I get emails and calls every week from people looking for specific bourbons,” says Frank Pagliaro, owner of Franks Wine in Wilmington, Delaware. “If they’re not in my customer database, I don’t sell it to them. They’re just calling around to every store.”

Bourbon is the hottest spirit in the nation, and it’s being driven by the high end. Nielsen reported in February that sales of all whiskey were up 6.6% by volume and 10.7% by value over the year before, and whiskey now makes up 26.4% of all spirits sold by volume in the country.

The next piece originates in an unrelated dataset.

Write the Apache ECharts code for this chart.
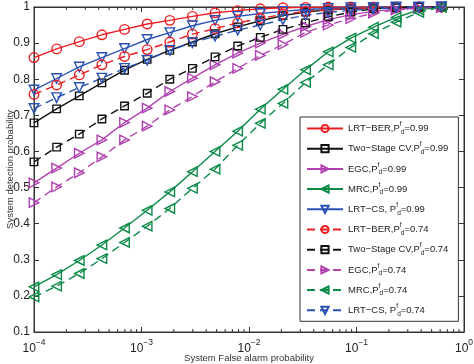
<!DOCTYPE html>
<html><head><meta charset="utf-8">
<script src="https://cdn.jsdelivr.net/npm/echarts@6/dist/echarts.min.js"></script>
<style>html,body{margin:0;padding:0;background:#fff}#c{width:474px;height:364px}</style>
</head><body><div id="c"></div>
<script>
// false alarm probabilities (x positions of the markers)
const xValues = [1.0e-4, 1.624e-4, 2.637e-4, 4.281e-4, 6.952e-4, 1.129e-3, 1.833e-3, 2.976e-3, 4.833e-3, 7.848e-3,
  1.274e-2, 2.069e-2, 3.360e-2, 5.456e-2, 8.859e-2, 0.1438, 0.2336, 0.3793, 0.6158];

const lrtBer99 = [0.860, 0.884, 0.904, 0.923, 0.938, 0.953, 0.963, 0.974, 0.984, 0.990, 0.995, 0.998, 0.999, 1, 1, 1, 1, 1, 1];
const twoStage99 = [0.679, 0.718, 0.754, 0.790, 0.825, 0.855, 0.880, 0.903, 0.926, 0.945, 0.962, 0.976, 0.986, 0.992, 0.996, 0.998, 0.999, 1, 1];
const egc99 = [0.513, 0.554, 0.595, 0.632, 0.680, 0.720, 0.766, 0.803, 0.840, 0.872, 0.900, 0.924, 0.946, 0.965, 0.979, 0.988, 0.994, 0.997, 0.999];
const mrc99 = [0.225, 0.259, 0.298, 0.341, 0.388, 0.437, 0.488, 0.544, 0.600, 0.656, 0.717, 0.772, 0.826, 0.876, 0.914, 0.944, 0.971, 0.992, 1.0];
const lrtCs99 = [0.770, 0.802, 0.834, 0.860, 0.885, 0.910, 0.929, 0.948, 0.963, 0.974, 0.982, 0.988, 0.993, 0.996, 0.998, 0.999, 1, 1, 1];
const lrtBer74 = [0.758, 0.784, 0.812, 0.840, 0.863, 0.882, 0.903, 0.925, 0.940, 0.956, 0.968, 0.980, 0.988, 0.993, 0.996, 0.998, 0.999, 1, 1];
const twoStage74 = [0.571, 0.612, 0.648, 0.690, 0.726, 0.761, 0.800, 0.830, 0.862, 0.892, 0.916, 0.938, 0.956, 0.973, 0.986, 0.995, 0.998, 1, 1];
const egc74 = [0.458, 0.502, 0.541, 0.585, 0.632, 0.670, 0.715, 0.752, 0.793, 0.830, 0.866, 0.896, 0.930, 0.950, 0.968, 0.983, 0.992, 0.997, 1];
const mrc74 = [0.197, 0.227, 0.262, 0.303, 0.348, 0.393, 0.442, 0.498, 0.551, 0.617, 0.678, 0.733, 0.791, 0.840, 0.888, 0.926, 0.958, 0.985, 1.0];
const lrtCs74 = [0.719, 0.749, 0.777, 0.803, 0.830, 0.853, 0.880, 0.901, 0.919, 0.936, 0.950, 0.965, 0.977, 0.985, 0.991, 0.995, 0.998, 0.999, 1];

const schemeLabels = ['LRT\u2212BER,P', 'Two\u2212Stage CV,P', 'EGC,P', 'MRC,P', 'LRT\u2212CS, P'];
const pdValues = ['0.99', '0.74'];
const minorTicks = [2e-4,3e-4,4e-4,5e-4,6e-4,7e-4,8e-4,9e-4, 2e-3,3e-3,4e-3,5e-3,6e-3,7e-3,8e-3,9e-3,
  2e-2,3e-2,4e-2,5e-2,6e-2,7e-2,8e-2,9e-2, 0.2,0.3,0.4,0.5,0.6,0.7,0.8,0.9];

const FONT = '"Liberation Sans", Arial, sans-serif';
const colors = ['#ee1d23', '#111111', '#b042b0', '#0b8a48', '#2a52b4'];
const symbols = ['circle', 'rect', 'path://M0,0L10,5L0,10Z', 'path://M10,0L0,5L10,10Z', 'path://M0,0L10,0L5,10Z'];
const symSizes = [9.5, 7.5, 9.5, 9.5, 9.5];
const dataSets = [[lrtBer99, twoStage99, egc99, mrc99, lrtCs99], [lrtBer74, twoStage74, egc74, mrc74, lrtCs74]];

const series = [];
const legendNames = [];
for (let g = 0; g < 2; g++) {
  for (let i = 0; i < 5; i++) {
    const name = schemeLabels[i] + '|' + pdValues[g];
    legendNames.push(name);
    series.push({
      name, type: 'line',
      data: xValues.map((x, k) => [x, dataSets[g][i][k]]),
      symbol: symbols[i], symbolSize: symSizes[i], showAllSymbol: true,
      lineStyle: { color: colors[i], width: 1.4, type: g === 0 ? 'solid' : [8, 5] },
      itemStyle: { color: 'rgba(255,255,255,0)', borderColor: colors[i], borderWidth: 1.4 },
      emphasis: { disabled: true }, animation: false, z: 3
    });
  }
}
series.push({
  type: 'custom', silent: true, z: 2,
  data: minorTicks.map(v => [v, 0.1]),
  encode: { x: 0, y: 1 },
  renderItem: (params, api) => {
    const v = api.value(0);
    const b = api.coord([v, 0.1]);
    const t = api.coord([v, 1]);
    return { type: 'group', children: [
      { type: 'line', shape: { x1: b[0], y1: b[1], x2: b[0], y2: b[1] - 3 }, style: { stroke: '#333', lineWidth: 1 } },
      { type: 'line', shape: { x1: t[0], y1: t[1], x2: t[0], y2: t[1] + 3 }, style: { stroke: '#333', lineWidth: 1 } }
    ]};
  }
});

const logLabel = v => {
  const e = Math.round(Math.log10(v));
  return '{b|10}{s|' + (e < 0 ? '\u2212' + (-e) : e) + '}';
};
const axisCommon = { lineStyle: { color: '#333', width: 1 } };

const chart = echarts.init(document.getElementById('c'));
chart.setOption({
  animation: false,
  backgroundColor: '#fff',
  grid: { left: 34, right: 10, top: 7, bottom: 32, outerBoundsMode: 'none', containLabel: false,
    show: true, borderColor: '#333', borderWidth: 1, backgroundColor: 'transparent' },
  xAxis: [{
    type: 'log', logBase: 10, min: 1e-4, max: 1,
    axisLine: { show: true, ...axisCommon },
    axisTick: { inside: true, length: 5, lineStyle: { color: '#333' } },
    splitLine: { show: false },
    axisLabel: { formatter: logLabel, margin: 6, color: '#222', fontFamily: FONT,
      rich: { b: { fontSize: 12, fontFamily: FONT, color: '#222', verticalAlign: 'bottom' },
              s: { fontSize: 8.5, fontFamily: FONT, color: '#222', verticalAlign: 'bottom', padding: [0, 0, 8, 0] } } },
    name: 'System False alarm probability', nameLocation: 'middle', nameGap: 21, nameMoveOverlap: false,
    nameTextStyle: { fontSize: 9.5, fontFamily: FONT, color: '#333' }
  }, {
    type: 'log', logBase: 10, min: 1e-4, max: 1, position: 'top',
    axisLine: { show: true, ...axisCommon },
    axisTick: { inside: true, length: 5, lineStyle: { color: '#333' } },
    axisLabel: { show: false }, splitLine: { show: false }
  }],
  yAxis: [{
    type: 'value', min: 0.1, max: 1, interval: 0.1,
    axisLine: { show: true, ...axisCommon },
    axisTick: { show: true, inside: true, length: 5, lineStyle: { color: '#333' } },
    splitLine: { show: false },
    axisLabel: { formatter: v => String(Math.round(v * 10) / 10), fontSize: 12, fontFamily: FONT, color: '#222', margin: 4 },
    name: 'System detection probability', nameLocation: 'middle', nameGap: 18.5, nameMoveOverlap: false,
    nameTextStyle: { fontSize: 9.5, fontFamily: FONT, color: '#333' }
  }, {
    type: 'value', min: 0.1, max: 1, interval: 0.1, position: 'right',
    axisLine: { show: true, ...axisCommon },
    axisTick: { show: true, inside: true, length: 5, lineStyle: { color: '#333' } },
    axisLabel: { show: false }, splitLine: { show: false }
  }],
  legend: {
    data: legendNames, orient: 'vertical', left: 300, top: 117,
    itemWidth: 36, itemHeight: 9, itemGap: 5.7,
    padding: [4, 10, 4, 6], borderColor: '#333', borderWidth: 1, backgroundColor: '#fff',
    selectedMode: false,
    formatter: name => {
      const [lab, pd] = name.split('|');
      return '{m|' + lab + '}{sp|f}{sb|d}{m|=' + pd + '}';
    },
    textStyle: {
      fontFamily: FONT, fontSize: 9.5, color: '#222',
      rich: {
        m: { fontFamily: FONT, fontSize: 9.5, color: '#222' },
        sp: { fontFamily: FONT, fontSize: 6.5, color: '#222', width: 1, padding: [0, 0, 8, 0] },
        sb: { fontFamily: FONT, fontSize: 6.5, color: '#222', padding: [7, 0, 0, 0] }
      }
    }
  },
  series
});
</script></body></html>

Irish and Japanese whiskey are growing even faster from smaller bases. But it is Bourbon and other American whiskies that have ignited a buying craze that cuts uniquely across age and gender.

“It’s every age group, male and female,” Pagliaro says. “We do a whiskey tasting every week. You’ll have a 21-year-old guy there with his girlfriend standing next to an 80-year-old guy.”

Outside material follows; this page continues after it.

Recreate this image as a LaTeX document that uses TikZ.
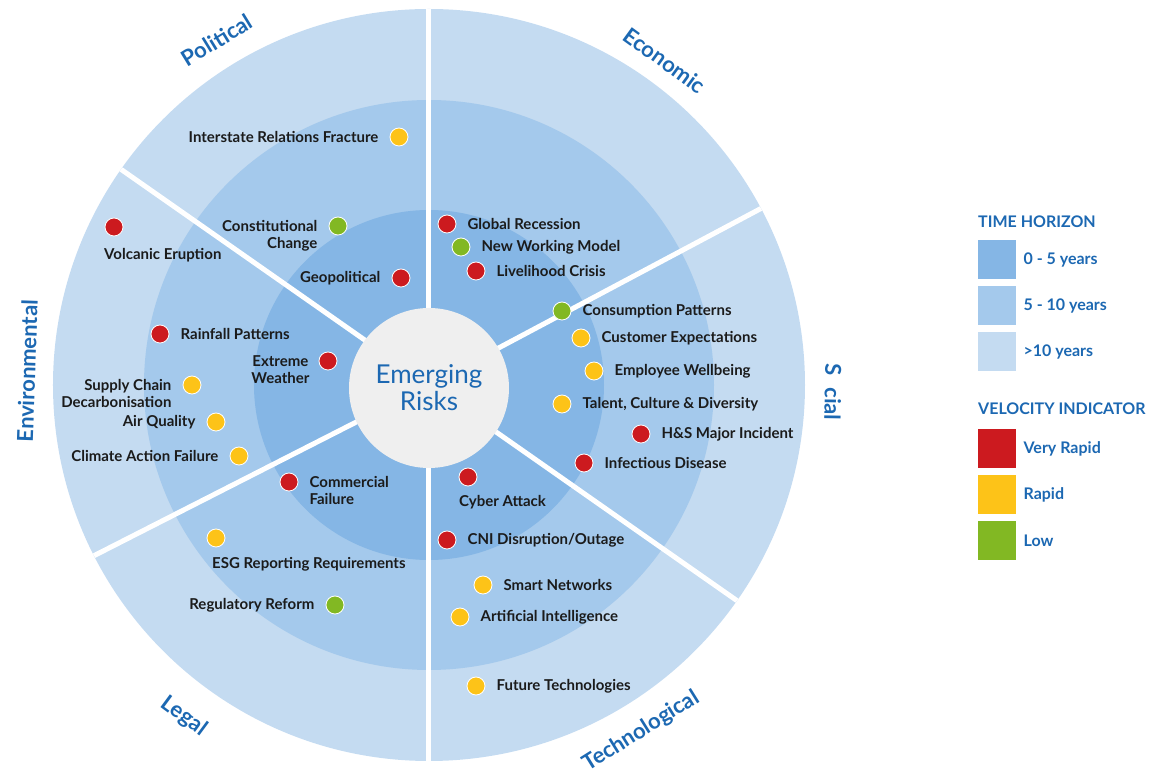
\documentclass[tikz,border=0pt]{standalone}
\usepackage{fontspec}
\setmainfont{Lato}
\usetikzlibrary{positioning}
\definecolor{ringout}{HTML}{C4DBF1}
\definecolor{ringmid}{HTML}{A4C9EC}
\definecolor{ringin}{HTML}{85B6E5}
\definecolor{hub}{HTML}{EFEFEF}
\definecolor{label}{HTML}{1C68B2}
\definecolor{veryrapid}{HTML}{CC1A1F}
\definecolor{rapid}{HTML}{FDC318}
\definecolor{low}{HTML}{82B823}
\definecolor{ink}{HTML}{1B1B1B}

\begin{document}
\begin{tikzpicture}[
                x=1pt,y=1pt,
                dot/.style={circle,draw=white,line width=0.8pt,minimum size=18pt,inner sep=0pt},
                vr/.style={dot,fill=veryrapid},
                rp/.style={dot,fill=rapid},
                lw/.style={dot,fill=low},
                risk/.style={inner sep=0pt,text=ink,font=\fontsize{15}{17}\selectfont\bfseries},
                sector/.style={text=label,font=\fontsize{22}{22}\selectfont\bfseries},
                key/.style={minimum width=38pt,minimum height=39pt,inner sep=0pt},
                keytext/.style={inner sep=0pt,text=label,font=\fontsize{16}{18}\selectfont\bfseries},
                node distance=11pt
            ]
                \useasboundingbox (-429,-390) rectangle (722,385);
                \fill[ringout] (0,0) circle (376);
                \fill[ringmid] (0,0) circle (285);
                \fill[ringin] (0,0) circle (175);
                \foreach \a in {90,145,207,270,325,28} {
                    \draw[white,line width=5pt] (0,0) -- (\a:376);
                }
                \node[circle,fill=hub,minimum size=160pt,inner sep=0pt,text=label,align=center,
                      font=\fontsize{26}{27}\selectfont] (core) at (0,-3) {Emerging\\Risks};

                \node[sector,rotate=31.6] (political) at (121.6:405) {Political};
                \node[sector,rotate=-36] (economic) at (54:401) {Economic};
                \node[sector,rotate=-91] (social) at (-1:404) {S\hspace{0.3em} cial};
                \node[sector,rotate=32] (technological) at (-58.5:406) {Technological};
                \node[sector,rotate=-36.5] (legal) at (233.5:412) {Legal};
                \node[sector,rotate=88] (environmental) at (178:402) {Environmental};

                \node[rp] (irf) at (-30,248) {};
                \node[risk,left=of irf] {Interstate Relations Fracture};
                \node[lw] (cc) at (-91,159) {};
                \node[risk,align=right,left=of cc,anchor=north east,yshift=5.5pt] {Constitutional\\Change};
                \node[vr] (geo) at (-28,107) {};
                \node[risk,left=of geo] {Geopolitical};

                \node[vr] (ve) at (-315,158) {};
                \node[risk,anchor=west] at ([xshift=-10pt,yshift=-28pt]ve) {Volcanic Eruption};
                \node[vr] (rain) at (-269,51) {};
                \node[risk,right=of rain] {Rainfall Patterns};
                \node[vr] (ew) at (-101,24) {};
                \node[risk,align=center,left=9pt of ew,anchor=north east,yshift=5.5pt] {Extreme\\Weather};
                \node[rp] (scd) at (-237,0) {};
                \node[risk,align=right,left=of scd,anchor=north east,yshift=5.5pt] {Supply Chain\\Decarbonisation};
                \node[rp] (air) at (-213,-37) {};
                \node[risk,left=of air] {Air Quality};
                \node[rp] (caf) at (-190,-71) {};
                \node[risk,left=of caf] {Climate Action Failure};

                \node[vr] (cf) at (-140,-97) {};
                \node[risk,align=left,right=of cf,anchor=north west,yshift=5.5pt] {Commercial\\Failure};
                \node[rp] (esg) at (-213,-153) {};
                \node[risk,anchor=west] at ([xshift=-4pt,yshift=-26pt]esg) {ESG Reporting Requirements};
                \node[lw] (reg) at (-94,-220) {};
                \node[risk,left=of reg] {Regulatory Reform};

                \node[vr] (gr) at (18,161) {};
                \node[risk,right=of gr] {Global Recession};
                \node[lw] (nwm) at (32,138) {};
                \node[risk,right=of nwm] {New Working Model};
                \node[vr] (lc) at (47,114) {};
                \node[risk,right=of lc] {Livelihood Crisis};

                \node[lw] (cp) at (133,74) {};
                \node[risk,right=of cp] {Consumption Patterns};
                \node[rp] (ce) at (152,47) {};
                \node[risk,right=of ce] {Customer Expectations};
                \node[rp] (emp) at (165,14) {};
                \node[risk,right=of emp] {Employee Wellbeing};
                \node[rp] (tcd) at (133,-19) {};
                \node[risk,right=of tcd] {Talent, Culture \& Diversity};
                \node[vr] (hs) at (212,-49) {};
                \node[risk,right=of hs] {H\&S Major Incident};
                \node[vr] (inf) at (155,-78) {};
                \node[risk,right=of inf] {Infectious Disease};

                \node[vr] (cyb) at (39,-92) {};
                \node[risk,anchor=west] at ([xshift=-9pt,yshift=-25pt]cyb) {Cyber Attack};
                \node[vr] (cni) at (18,-155) {};
                \node[risk,right=of cni] {CNI Disruption/Outage};
                \node[rp] (sn) at (54,-200) {};
                \node[risk,right=of sn] {Smart Networks};
                \node[rp] (ai) at (31,-232) {};
                \node[risk,right=of ai] {Artificial Intelligence};
                \node[rp] (ft) at (47,-301) {};
                \node[risk,right=of ft] {Future Technologies};

                \node[keytext,anchor=west] (th) at (549,163) {TIME HORIZON};
                \node[key,fill=ringin,anchor=north west] (k1) at (549,145) {};
                \node[key,fill=ringmid,below=6.5pt of k1] (k2) {};
                \node[key,fill=ringout,below=6.5pt of k2] (k3) {};
                \node[keytext,right=7pt of k1] {0 - 5 years};
                \node[keytext,right=7pt of k2] {5 - 10 years};
                \node[keytext,right=7pt of k3] {>10 years};

                \node[keytext,anchor=west] (vi) at (549,-24) {VELOCITY INDICATOR};
                \node[key,fill=veryrapid,anchor=north west] (v1) at (549,-44) {};
                \node[key,fill=rapid,below=6.5pt of v1] (v2) {};
                \node[key,fill=low,below=6.5pt of v2] (v3) {};
                \node[keytext,right=7pt of v1] {Very Rapid};
                \node[keytext,right=7pt of v2] {Rapid};
                \node[keytext,right=7pt of v3] {Low};
            \end{tikzpicture}
\end{document}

This wasn’t the case a generation ago. “In the 1980s, I was driving down I-95 and I was with the president of Four Roses,” recalls Joe Magliocco, now president of Mitchter’s “There was a funeral procession going the other way and he said, ‘Joe, there goes another brown-goods drinker.’ Bourbon was an old man’s drink in the 1980s. But now you see groups like Whiskey Chicks and Bourbon Women. Whiskey appreciation has really spread to a much wider demographic.”


Spirit’s Progress

The phenomenon started in bars. Mixologists generally prefer working with whiskey to white spirits like vodka and gin. Television has also played a role. Whiskey smuggling during Prohibition was the lynchpin of HBO’s Boardwalk Empire, and characters frequently savored a glass of straight whiskey. On Mad Men, the main character Don Draper drank Old Fashioned cocktails—one of the simplest of all whiskey cocktails—frequently enough that some bars ran Mad Men specials. At Locanda in San Francisco, you can get an Old Fashioned flight.

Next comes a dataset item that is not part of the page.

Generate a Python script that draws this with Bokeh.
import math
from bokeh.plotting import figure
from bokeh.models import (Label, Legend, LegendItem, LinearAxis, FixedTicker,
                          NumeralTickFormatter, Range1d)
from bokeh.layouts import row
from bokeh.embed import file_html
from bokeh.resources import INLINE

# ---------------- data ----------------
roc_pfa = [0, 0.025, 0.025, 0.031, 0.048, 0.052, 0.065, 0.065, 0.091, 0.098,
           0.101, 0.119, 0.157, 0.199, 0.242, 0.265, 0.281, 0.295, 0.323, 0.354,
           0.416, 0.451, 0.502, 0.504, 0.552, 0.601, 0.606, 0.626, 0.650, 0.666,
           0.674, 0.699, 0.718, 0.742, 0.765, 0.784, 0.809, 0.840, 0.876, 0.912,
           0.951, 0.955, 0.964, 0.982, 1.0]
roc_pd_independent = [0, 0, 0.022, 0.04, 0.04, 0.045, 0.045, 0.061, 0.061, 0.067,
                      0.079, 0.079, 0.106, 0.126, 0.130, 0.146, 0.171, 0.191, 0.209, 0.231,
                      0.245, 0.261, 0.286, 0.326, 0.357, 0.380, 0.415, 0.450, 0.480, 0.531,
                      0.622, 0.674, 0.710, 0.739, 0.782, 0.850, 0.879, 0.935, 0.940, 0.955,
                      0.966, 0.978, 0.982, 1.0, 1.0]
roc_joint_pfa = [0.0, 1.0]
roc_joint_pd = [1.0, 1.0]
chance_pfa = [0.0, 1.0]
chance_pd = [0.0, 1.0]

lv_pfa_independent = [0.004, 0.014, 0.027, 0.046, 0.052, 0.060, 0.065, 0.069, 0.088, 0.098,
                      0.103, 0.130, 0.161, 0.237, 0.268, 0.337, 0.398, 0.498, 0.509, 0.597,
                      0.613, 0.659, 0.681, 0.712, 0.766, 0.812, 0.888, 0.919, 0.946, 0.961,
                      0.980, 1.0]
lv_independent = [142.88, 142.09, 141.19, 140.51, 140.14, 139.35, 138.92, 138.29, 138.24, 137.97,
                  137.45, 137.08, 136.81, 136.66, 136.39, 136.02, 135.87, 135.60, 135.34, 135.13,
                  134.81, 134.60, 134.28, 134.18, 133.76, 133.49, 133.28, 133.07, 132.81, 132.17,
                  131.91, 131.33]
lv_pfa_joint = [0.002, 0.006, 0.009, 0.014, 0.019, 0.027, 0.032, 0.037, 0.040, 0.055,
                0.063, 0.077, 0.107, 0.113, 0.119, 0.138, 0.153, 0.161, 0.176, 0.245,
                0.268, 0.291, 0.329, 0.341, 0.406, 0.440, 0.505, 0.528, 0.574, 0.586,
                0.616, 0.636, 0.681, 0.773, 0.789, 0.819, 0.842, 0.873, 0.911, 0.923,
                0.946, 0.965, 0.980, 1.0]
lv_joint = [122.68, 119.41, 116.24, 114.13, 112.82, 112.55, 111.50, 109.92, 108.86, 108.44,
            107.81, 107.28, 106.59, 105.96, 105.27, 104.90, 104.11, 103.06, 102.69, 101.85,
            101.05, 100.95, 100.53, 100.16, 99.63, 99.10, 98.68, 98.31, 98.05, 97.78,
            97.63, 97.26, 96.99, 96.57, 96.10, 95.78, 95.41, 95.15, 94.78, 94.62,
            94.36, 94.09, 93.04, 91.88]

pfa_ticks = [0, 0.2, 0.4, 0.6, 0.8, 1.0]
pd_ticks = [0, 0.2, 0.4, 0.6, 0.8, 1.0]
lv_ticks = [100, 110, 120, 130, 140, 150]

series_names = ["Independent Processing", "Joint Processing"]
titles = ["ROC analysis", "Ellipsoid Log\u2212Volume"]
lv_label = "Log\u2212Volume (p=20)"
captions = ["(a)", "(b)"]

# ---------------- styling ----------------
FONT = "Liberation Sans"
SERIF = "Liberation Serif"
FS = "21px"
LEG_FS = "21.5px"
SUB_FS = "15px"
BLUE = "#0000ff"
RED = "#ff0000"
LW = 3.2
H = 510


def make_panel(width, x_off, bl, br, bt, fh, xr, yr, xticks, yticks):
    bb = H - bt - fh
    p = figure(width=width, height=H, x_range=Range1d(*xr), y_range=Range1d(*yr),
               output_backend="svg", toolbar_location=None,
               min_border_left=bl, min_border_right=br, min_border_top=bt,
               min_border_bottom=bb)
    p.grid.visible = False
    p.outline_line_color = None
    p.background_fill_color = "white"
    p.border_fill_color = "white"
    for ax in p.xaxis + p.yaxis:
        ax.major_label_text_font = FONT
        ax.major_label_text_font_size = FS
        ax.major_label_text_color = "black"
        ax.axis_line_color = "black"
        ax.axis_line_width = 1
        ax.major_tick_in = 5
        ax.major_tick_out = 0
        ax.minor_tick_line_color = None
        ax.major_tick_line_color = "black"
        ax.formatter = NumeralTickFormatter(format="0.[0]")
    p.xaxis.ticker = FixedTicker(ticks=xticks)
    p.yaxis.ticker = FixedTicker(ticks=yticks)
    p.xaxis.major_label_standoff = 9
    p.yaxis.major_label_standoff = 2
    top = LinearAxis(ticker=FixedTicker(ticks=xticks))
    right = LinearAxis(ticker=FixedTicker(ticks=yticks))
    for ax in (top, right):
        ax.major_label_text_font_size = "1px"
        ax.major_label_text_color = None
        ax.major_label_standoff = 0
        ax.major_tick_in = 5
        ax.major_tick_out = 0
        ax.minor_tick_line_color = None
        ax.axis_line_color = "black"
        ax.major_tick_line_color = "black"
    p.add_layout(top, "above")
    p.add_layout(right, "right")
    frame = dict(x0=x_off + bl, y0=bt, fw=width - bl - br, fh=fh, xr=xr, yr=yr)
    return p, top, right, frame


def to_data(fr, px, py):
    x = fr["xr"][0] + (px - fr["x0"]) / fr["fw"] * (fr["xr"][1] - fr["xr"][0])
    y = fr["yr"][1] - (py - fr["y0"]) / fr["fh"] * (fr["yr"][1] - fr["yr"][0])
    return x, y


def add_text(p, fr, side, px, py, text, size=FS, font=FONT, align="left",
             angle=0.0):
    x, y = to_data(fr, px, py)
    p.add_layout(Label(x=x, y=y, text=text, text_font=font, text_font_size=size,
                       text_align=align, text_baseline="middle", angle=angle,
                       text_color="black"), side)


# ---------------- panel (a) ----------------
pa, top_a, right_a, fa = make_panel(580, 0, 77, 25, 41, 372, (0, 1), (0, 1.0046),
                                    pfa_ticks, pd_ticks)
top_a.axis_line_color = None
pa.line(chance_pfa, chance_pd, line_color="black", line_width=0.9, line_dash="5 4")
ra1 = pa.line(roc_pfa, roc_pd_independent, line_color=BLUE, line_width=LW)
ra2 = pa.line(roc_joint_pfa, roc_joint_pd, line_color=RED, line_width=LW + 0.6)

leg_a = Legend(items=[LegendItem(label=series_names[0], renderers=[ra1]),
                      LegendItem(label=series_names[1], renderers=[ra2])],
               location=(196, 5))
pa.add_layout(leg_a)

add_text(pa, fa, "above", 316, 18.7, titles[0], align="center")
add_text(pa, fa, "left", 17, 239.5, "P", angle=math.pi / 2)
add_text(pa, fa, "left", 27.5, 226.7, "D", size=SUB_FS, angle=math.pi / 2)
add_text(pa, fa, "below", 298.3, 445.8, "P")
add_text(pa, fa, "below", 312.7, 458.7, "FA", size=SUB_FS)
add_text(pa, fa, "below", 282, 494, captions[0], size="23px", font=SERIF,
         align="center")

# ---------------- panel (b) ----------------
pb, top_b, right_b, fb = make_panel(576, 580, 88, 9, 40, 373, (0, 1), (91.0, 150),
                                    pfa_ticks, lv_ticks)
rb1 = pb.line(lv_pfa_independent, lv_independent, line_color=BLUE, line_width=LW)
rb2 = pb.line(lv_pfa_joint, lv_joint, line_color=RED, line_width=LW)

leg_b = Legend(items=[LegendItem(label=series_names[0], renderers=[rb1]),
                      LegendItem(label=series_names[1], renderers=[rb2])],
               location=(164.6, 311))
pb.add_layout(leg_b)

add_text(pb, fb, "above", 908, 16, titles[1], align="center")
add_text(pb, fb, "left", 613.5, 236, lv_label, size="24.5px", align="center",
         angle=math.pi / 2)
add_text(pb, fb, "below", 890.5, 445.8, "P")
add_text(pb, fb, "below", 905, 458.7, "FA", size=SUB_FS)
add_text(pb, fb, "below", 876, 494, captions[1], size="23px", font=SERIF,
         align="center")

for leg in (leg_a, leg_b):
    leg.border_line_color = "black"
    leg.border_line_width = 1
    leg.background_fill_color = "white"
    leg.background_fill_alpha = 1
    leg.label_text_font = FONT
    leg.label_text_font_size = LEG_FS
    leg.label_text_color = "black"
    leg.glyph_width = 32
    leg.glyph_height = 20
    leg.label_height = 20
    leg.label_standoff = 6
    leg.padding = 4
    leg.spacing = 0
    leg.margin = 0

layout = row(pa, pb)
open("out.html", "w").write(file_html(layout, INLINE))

Dan Cohen, PR director for Beam Suntory, credits flavored bourbons with providing a spark. “Flavored whiskies bring in people who were previously intimidated by brown spirits. And 45% of Red Stag drinkers are women. That’s a lot higher than with unflavored whiskey.” Beam’s Red Stag debuted in 2009 as one of the fastest spirit launches of the 21st century, and opened the gate for other flavored entries. Unlike with flavored vodkas, which are something of a spiritous dead end, many flavored whiskey consumers appear to graduate to straight whiskey.

The boom caught most distillers by surprise, and because top-quality bourbons spend years in barrels, producers have been scrambling to catch up. Buffalo Trace announced rolling blackouts in distribution in 2013. “We’re distilling more than we have in the last 40 years,” Harlen Wheatley, Buffalo Trace Master Distiller said in 2014. “Still, it’s hard to keep up.”

Many producers are expanding. Four Roses is spending $55 million to build a new facility. Maker’s Mark is adding a third still, increasing its production capacity by 50%. Others are getting more creative in enhancing existing brands with flavors, proofs, barrel finishes and such.

When Michter’s started, it didn’t even need a still. “We had our pick of great stuff because Kentucky was awash in great whiskey and nobody had any idea what to do with it,” Magliocco says. Now Michter’s has two stills of its own.


Bullish on the High End

For retailers, the key to dealing with spot shortages seems to be to buy whatever bourbon your distributors offer, and don’t shy away from anything expensive.  The proliferation of extensions and new brands has given the category vibrancy at all price points.

“Our reps know that we’ll take anything craft that comes our way, so when they get a couple cases of something, they give us a call,” Pagliaro says. In May, when he did get a few bottles of Pappy Van Winkle, rather than deal with disappointing some of his customers, Pagliaro auctioned them off to his mailing list and gave the proceeds to charity.

Interestingly, Pagliaro says his whiskey sales, and margins, have taken off since he stopped selling cheaper spirits. “Last year I got rid of all our half gallons,” he says. “I thought: let people go up the street for them. I made room for really good old craft bourbons and craft beers. It’s working. People come in and say, ‘You’ve got the best selection.’”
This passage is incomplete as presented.